UK independent Tullow Oil has been granted one more week to decide whether or not it will pull out of the Namibian offshore PEL 0037 exploration licence, according to fellow licensee Pancontinental. Like many other upstream firms, Tullow has been looking to reduce expenditure worldwide.

In a statement on April 1, the Australian explorer said that it agreed with Tullow in June 2015 to extend the date by when Tullow could come to its decision until March 31. "Tullow has now requested a further extension by when Tullow can elect to withdraw or continue in the licence. Pancontinental has agreed to extend the decision date to April 7 2016," said the latter's company secretary Vesna Petrovic. Tullow declined to comment about the Pancontinental announcement.

"Offshore Namibia has the potential to hold very large oil and gas reserves and it is significantly under-explored" says Pancontinental on its website, claiming that PEL 0037 has "prospective resources of 8.7bn bbls". It has a 30% interest in the licence, while 5% is held by Paragon Holdings based in the Namibian capital Windhoek.

PEL 0037 comprises three blocks covering a total of 17,295km2. It is north of the Wingat-1 oil discovery made in 2013 by Brazilian operator HRT in adjacent licence PEL 23; the find however was later declared uncommercial. Moreover Repsol bowed out as operator of nearby licence 0010 in 2015.

Tullow also has a non-operated interest in PEL 0030 licence, adjacent to the north of PEL 0037. 
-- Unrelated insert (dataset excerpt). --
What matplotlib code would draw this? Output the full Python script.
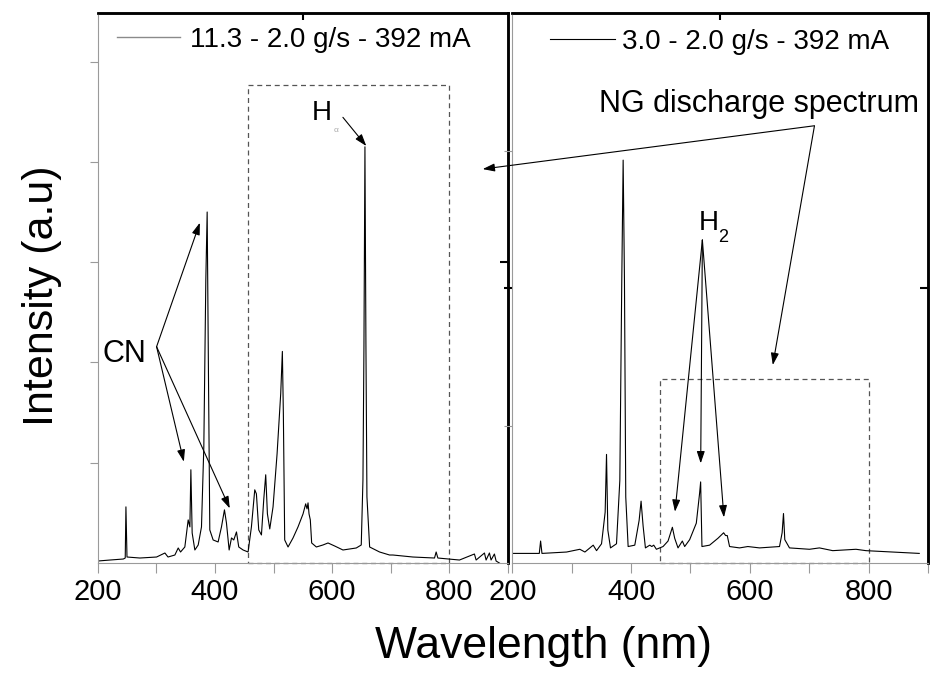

In 2014 Tullow was also operator with a 31% stake alongside Namibian state-owned Namcor (54%) and Japan's Itochu (15%) of the Kudu offshore gas discovery (production licence 003) near the maritime border with South Africa. However in November 2014, Tullow said it would "not be investing capital in the development as other projects currently rank higher in the capital allocation process" although it said it would assist the government if it wished to progress the field. A spokesman for Tullow told NGA this April 1 that it relinquished its Kudu interest early in 2015 in favour of Namcor, which became operator. In August 2015 however, when Itochu also said it would exit Kudu, Tullow was reported to be still transferring operatorship to Namcor.

Namcor's website says that, to date, eight wells have been drilled on the Kudu field and that it has 1.45 trillion ft3 (41.1bn m3) of proven reserves. The field, which was discovered in 1974 by Chevron, has in the past decade been considered for a potential 'gas-by-wire' venture serving Namibia and South Africa (by Tullow, alongside Russia's Gazprom which was a co-licensee in 2009-11). Last November Reuters reported that Namcor said that a final investment decision might be taken in mid-2016 on Kudu, based on a floating production system. However the project still looks uncertain.